As we’ve discussed before, touting the function of a product design feature can kill any hope of owning non-traditional trademark protection in that feature.
The latest example from the Trademark Trial and Appeal Board (TTAB) relates to a claimed mark consisting of “a three-dimensional configuration of external helical fluting around a gun barrel.”
Here, the TTAB seized on the brand owner’s website content touting function in this way:
“[T]he unique appearance of our Helical Fluting provides the discriminating shooter with a barrel that not only looks great but is up to thirty percent more rigid than a similar barrel with Straight Fluting. Helical fluting provides additional surface area for improved cooling, improved barrel harmonics, and helps counteract rotational torque, giving the shooter greater shot consistency.”

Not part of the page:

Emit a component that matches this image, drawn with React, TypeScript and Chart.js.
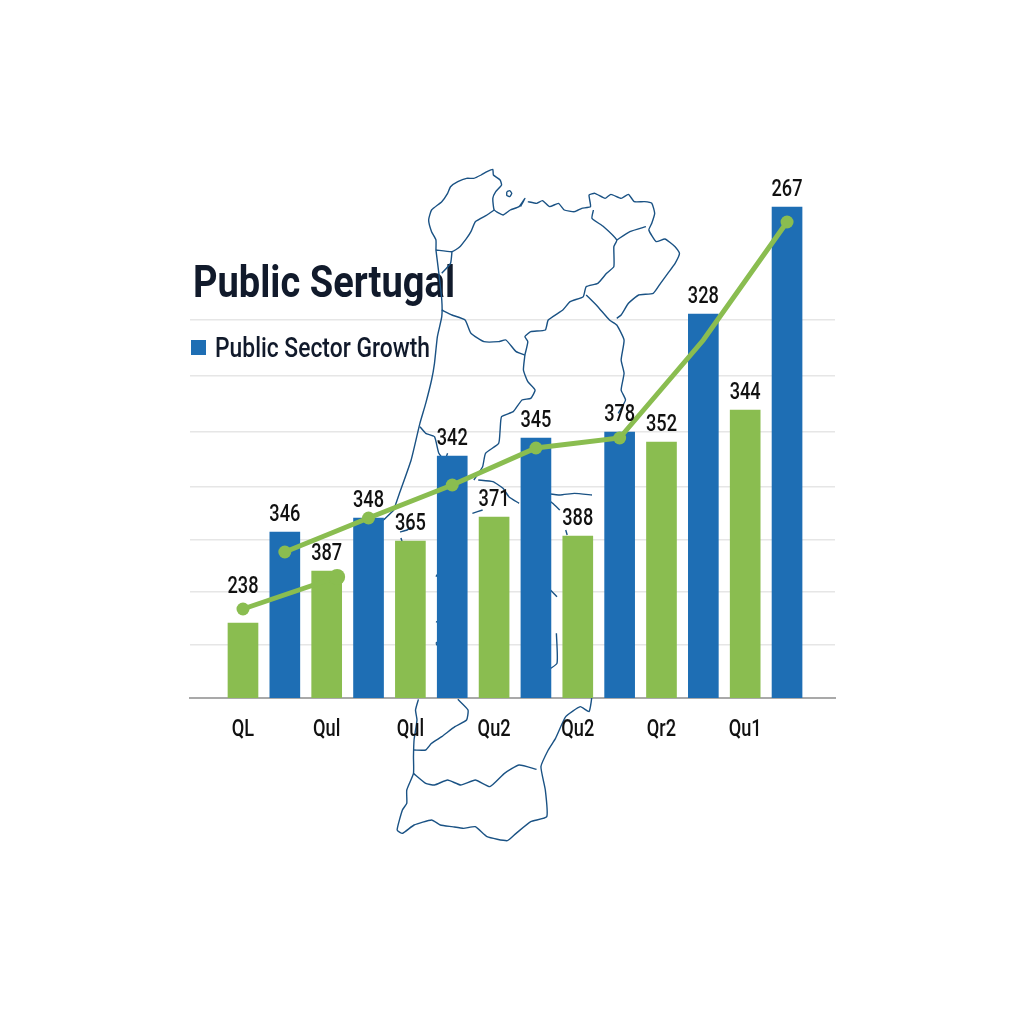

While there was much discussion and debate about whether the Applicant’s utility patent actually disclosed the claimed trademark feature (when present, no trademark protection is possible), there was much discussion and debate about the presence of an arguably controlling design patent (normally considered totally consistent with non-traditional trademark protection), and there was much discussion and debate about the existence of other competing designs in the marketplace, from my perspective, it’s hard to explain away the Applicant’s own advertising:
“Applicant’s website clearly touts the utilitarian advantages of its rifle barrel configuration design (‘Helical fluting provides additional surface area for improved cooling, improved barrel harmonics, and helps counter act rotational torque, giving the shooter greater shot consistency.’).”
“Applicant specifically claims on its website that its ‘patented helical fluting’ provides an improvement of ‘up to thirty percent rigidity versus straight fluting.’ Thus, while Applicant mentions a ‘unique appearance’ to the fluting in the same passage on its website, it also clearly claims the same specific utilitarian advantages identified in the patent, i.e., more rigid, lighter, improved cooling, etc.”

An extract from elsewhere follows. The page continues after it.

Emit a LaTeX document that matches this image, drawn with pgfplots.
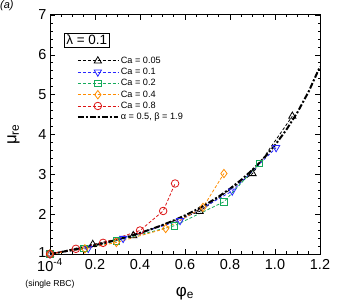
\documentclass[border=0pt]{standalone}
\usepackage{pgfplots}
\pgfplotsset{compat=1.18}
\usepackage{fontspec}
\setmainfont{Liberation Sans}
\definecolor{cblue}{RGB}{40,40,255}
\definecolor{cgreen}{RGB}{20,170,90}
\definecolor{corange}{RGB}{255,140,0}
\definecolor{cred}{RGB}{220,20,20}
\begin{document}
\begin{tikzpicture}
\begin{axis}[
  at={(0,0)}, anchor=south west,
  scale only axis, width=270bp, height=239bp,
  xmin=0, xmax=1.2, ymin=1, ymax=7,
  xtick={0,0.2,0.4,0.6,0.8,1.0,1.2},
  xticklabels={10\textsuperscript{-4},0.2,0.4,0.6,0.8,1.0,1.2},
  ytick={1,2,3,4,5,6,7},
  yticklabels={\raisebox{2.5bp}{1},2,3,4,5,6,7},
  minor x tick num=3, minor y tick num=4,
  tick align=inside, tick pos=both,
  major tick length=5bp, minor tick length=2.5bp,
  axis line style={line width=1pt},
  every tick/.style={line width=0.6pt,black},
  ticklabel style={font=\fontsize{14.5}{16}\selectfont},
  xticklabel style={yshift=-1.5bp},
  xlabel={φ\textsubscript{e}}, ylabel={μ\textsubscript{re}},
  xlabel style={font=\fontsize{17}{19}\selectfont, yshift=-9bp},
  ylabel style={font=\fontsize{17}{19}\selectfont, yshift=12bp},
  clip=false,
  legend style={draw=none, fill=none, at={(rel axis cs:0.095,0.838)}, anchor=north west,
    font=\fontsize{9.2}{10}\selectfont, row sep=-0.6pt, inner sep=1pt},
  legend cell align=left,
  legend image code/.code={\draw[mark repeat=2,mark phase=2,#1] plot coordinates {(0bp,0bp) (20bp,0bp) (40bp,0bp)};},
]
\addplot[black, dash pattern=on 3pt off 2pt, line width=0.8pt, mark=triangle, mark size=4.2pt, mark options={solid, line width=0.8pt}]
 coordinates {(0.0001,1) (0.19,1.24) (0.37,1.46) (0.665,2.07) (0.9,3.02) (1.077,4.46)};
\addlegendentry{Ca = 0.05}
\addplot[cblue, dash pattern=on 3pt off 2pt, line width=0.8pt, mark=triangle, mark size=4.2pt, mark options={solid, rotate=180, line width=0.8pt}]
 coordinates {(0.0001,1) (0.17,1.14) (0.325,1.39) (0.578,1.84) (0.81,2.58) (1.005,3.67)};
\addlegendentry{Ca = 0.1}
\addplot[cgreen, dash pattern=on 3pt off 2pt, line width=0.8pt, mark=square, mark size=3.2pt, mark options={solid, line width=0.8pt}]
 coordinates {(0.0001,1) (0.15,1.14) (0.295,1.33) (0.553,1.71) (0.773,2.31) (0.93,3.27)};
\addlegendentry{Ca = 0.2}
\addplot[corange, dash pattern=on 3pt off 2pt, line width=0.8pt, mark=diamond, mark size=4.2pt, mark options={solid, line width=0.8pt}]
 coordinates {(0.0001,1) (0.155,1.13) (0.295,1.29) (0.514,1.64) (0.68,2.17) (0.773,3.02)};
\addlegendentry{Ca = 0.4}
\addplot[cred, dash pattern=on 3pt off 2pt, line width=0.8pt, mark=o, mark size=3.8pt, mark options={solid, line width=0.8pt}]
 coordinates {(0.0001,1) (0.115,1.13) (0.236,1.28) (0.40,1.59) (0.503,2.08) (0.556,2.77)};
\addlegendentry{Ca = 0.8}
\addplot[black, line width=2pt, dash pattern=on 6pt off 2pt on 2pt off 2pt]
 coordinates {(0,1) (0.05,1.04928) (0.1,1.10236) (0.15,1.15967) (0.2,1.22163) (0.25,1.28880)
 (0.3,1.36177) (0.35,1.44126) (0.4,1.52806) (0.45,1.62306) (0.5,1.72739) (0.55,1.84232)
 (0.6,1.96934) (0.65,2.11020) (0.7,2.26705) (0.75,2.44245) (0.8,2.63947) (0.85,2.86173)
 (0.9,3.11389) (0.95,3.40166) (1.0,3.73213) (1.05,4.11412) (1.1,4.55935) (1.15,5.08238) (1.2,5.70323)};
\addlegendentry{α = 0.5, β = 1.9}
\node[draw, line width=0.6pt, inner sep=2pt, font=\fontsize{13.5}{15}\selectfont, anchor=north west] at (rel axis cs:0.052,0.925) {λ = 0.1};
\node[font=\fontsize{8.7}{10}\selectfont, anchor=north] at (axis cs:0,1) [yshift=-23bp] {(single RBC)};
\end{axis}
\node[font=\itshape\fontsize{11}{13}\selectfont, anchor=north west, inner sep=0pt] at (-50bp,254bp) {(a)};
\pgfresetboundingbox
\path (-50bp,-46bp) rectangle (287bp,254bp);
\end{tikzpicture}
\end{document}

In the end, the TTAB pointed both barrels at Applicant’s trademark claim, finding functionality, and affirming the USPTO Examining Attorney’s refusal to register the claimed “external helical fluting around a gun barrel” trademark:
“[B]ased on all of the record evidence, we find Applicant’s proposed rifle barrel configuration mark is principally dictated by utilitarian concerns. With respect to the Morton-Norwich factors in particular, Applicant owns a utility patent demonstrating and claiming the utilitarian purposes of its fluted design; Applicant extols these same virtues in its advertisements; and Applicant’s design is considered superior to other barrel fluting designs. With these findings and viewing the record in its entirety, we conclude the proposed rifle barrel configuration mark comprises matter that, as a whole, ‘is essential to the use or purpose of the article or … affects the cost or quality of the article,’ as contemplated by Inwood, and thus is functional and not registrable on that basis.”
So, pointing to a “unique appearance” or saying it “looks great” won’t save the day, when what follows is fatal in terms of functionality. This fatal flaw is a bit reminiscent of the Bawls energy drink example we wrote about a while back, where the collection of bumps on the bottle not only “looks cool,” but is also there to provide a “non-slip-grip.”

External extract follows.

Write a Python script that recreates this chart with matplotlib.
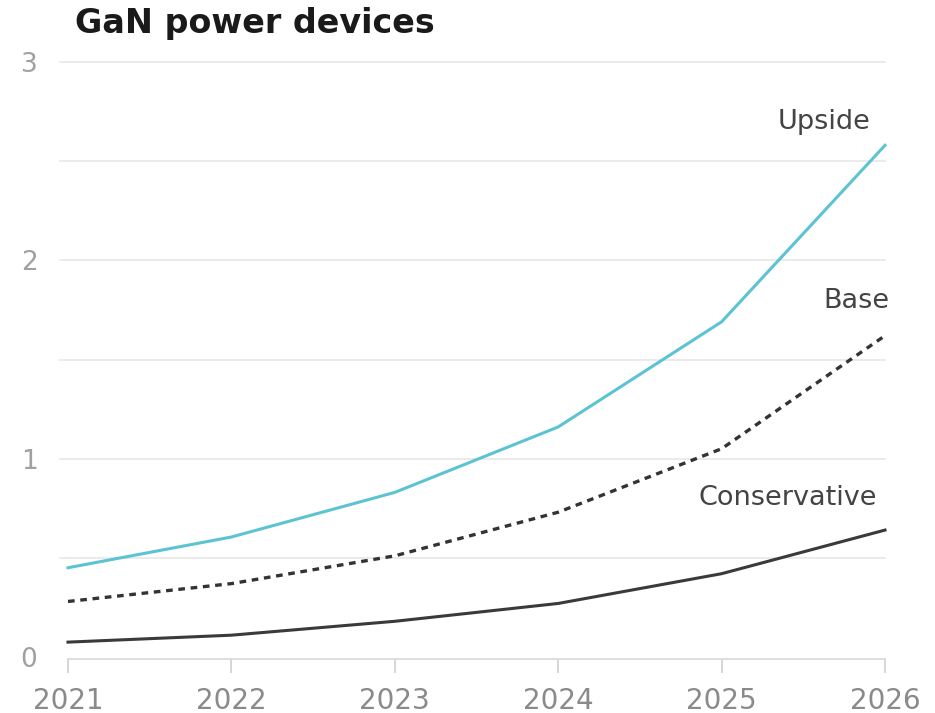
import matplotlib
matplotlib.use("Agg")
import matplotlib.pyplot as plt

years = [2021, 2022, 2023, 2024, 2025, 2026]
upside = [0.45, 0.605, 0.83, 1.16, 1.69, 2.58]
base = [0.28, 0.37, 0.51, 0.73, 1.05, 1.62]
conservative = [0.075, 0.11, 0.18, 0.27, 0.42, 0.64]
y_ticks = [0, 1, 2, 3]
grid_vals = [0.5, 1, 1.5, 2, 2.5, 3]
title = "GaN power devices"

plt.rcParams['font.family'] = ['DejaVu Sans']

fig = plt.figure(figsize=(9.35, 7.13), dpi=100)
ax = fig.add_axes([68/935, (713-657)/713, (885-68)/935, (657-62)/713])

for g in grid_vals:
    ax.axhline(g, color='#e8e8e8', lw=1.2, zorder=0, xmin=-0.01, clip_on=False)

ax.plot(years, upside, color='#5cc3d3', lw=2.2, clip_on=False, zorder=3)
ax.plot(years, base, color='#333333', lw=2.4, ls=(0, (2.0, 1.7)), clip_on=False, zorder=3)
ax.plot(years, conservative, color='#3a3a3a', lw=2.2, clip_on=False, zorder=3)

ax.set_xlim(2021, 2026)
ax.set_ylim(0, 3)
ax.set_xticks(years)
ax.set_xticklabels([str(y) for y in years])
ax.set_yticks(y_ticks)
ax.set_yticklabels([str(t) for t in y_ticks])

for s in ['top', 'right', 'left']:
    ax.spines[s].set_visible(False)
ax.spines['bottom'].set_color('#d8d8d8')
ax.spines['bottom'].set_linewidth(1.2)
ax.spines['bottom'].set_position(('data', -0.01))
ax.tick_params(axis='x', colors='#d0d0d0', length=10, width=1.2, labelsize=20,
               labelcolor='#8a8a8a', pad=10, direction='out')
ax.tick_params(axis='y', length=0, labelsize=19, labelcolor='#a0a0a0', pad=22)

x_end = years[-1]
ax.text(x_end - 0.09, upside[-1] + 0.115, 'Upside', ha='right', va='center',
        fontsize=19.5, color='#444444')
ax.text(x_end + 0.03, base[-1] + 0.175, 'Base', ha='right', va='center',
        fontsize=19.5, color='#444444')
ax.text(x_end - 0.05, conservative[-1] + 0.16, 'Conservative', ha='right', va='center',
        fontsize=19.5, color='#444444')

fig.text(75/935, 1 - 23/713, title, ha='left', va='center', fontsize=24,
         fontweight='bold', color='#1a1a1a')

fig.savefig('out.png', dpi=100, facecolor='white')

It is also reminiscent of Toyota’s front “spindle” grille, self-explained as a “dashing visual feature,” but then also like this: “Its trapezoid-like shape assists the flow of air into the engine room.”
The gun barrel case serves as another good reminder of the importance of having your favorite trademark type review ad copy and website content before going live.
Bottom line, if you want to forever own a design feature as a trademark, treat it like one.